The soul is a nebulous concept in our society, much of it wrapped up in sometimes confusing religious connotations or spiritual nonsense which doesn’t resonate in our realities. The soul drills deeper than the mind and relies on us treating ourselves right as much as we can. Allowing yourself the room to find out what makes you feel good connects to the mind and provides the launching pad for good things to happen in your world. To do this, we need mechanisms to help us reach these places. Positive thinking is one part but getting in touch with our own humanity is crucial, too. Help others. Do something that scares you. Dare to try that activity, talk to that person, make that life move. Life truly is short. The soul needs nourishment and only you can offer it what it needs.
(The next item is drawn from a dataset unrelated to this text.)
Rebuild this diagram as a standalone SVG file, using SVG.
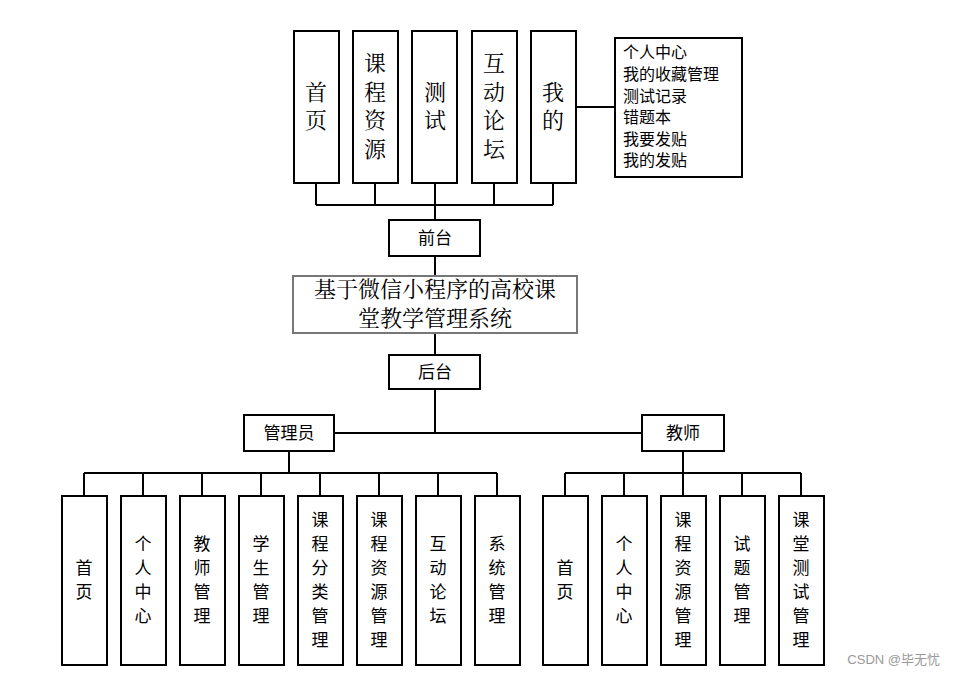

The physical body benefits from these things in droves. I enjoy hiking and being outdoors because it connects with all three areas better than anything I’ve ever done. The research around health benefits connected to being outdoors and physical activity is overwhelmingly connective to our well-being. Dr. Qing Li writes in Forest Bathing: How Trees Can Help You Find Health and Happiness (2018) about a physical reaction and benefit to being “in the woods” or at a minimum, outside of wherever we work or go to school. Not a perceived benefit but an actual positive reaction.

This is important because as we develop continual dependence on technology and artificial distractions, we risk moving further away from primal parts of important factors which make us human. Our brains and bodies need to be outside, taking in fresh air and connecting to the environment which originally formed us. We have advanced to the point where our basic needs are essentially taken care of by human ingenuity and industry; we no longer need to forage or hunt for food (not really, anyway) and we now increasingly gain our social capital from sources existing in a virtual or digital realm. Technology is not our enemy and can solve great challenges for us going forward. But it isn’t all we are as human beings. Research is strong that reading books is a good thing and arguably better than reading on your phone or computer. Writing long form letters and journals is better for the mind than typing into a phone or computer. We live longer but not necessarily better, eating diets questionable in their origins and increasingly farther away from their sources.

We need to think hard about taking care of ourselves better because society won’t do it for us. We need to fuel our minds as well as our souls through physical activity but also with an eye on simple things like getting outside and treating those around us with positive regard and forgiving ourselves for our missteps. Go work out. Read a book. Call a friend. Forgive our parents. Sit in a room for minutes on end just thinking about whatever comes to mind. Do yoga. Get outside. Eat well. These are not complicated things but they go a long way to making us better humans, steps which can make the world better for all of us.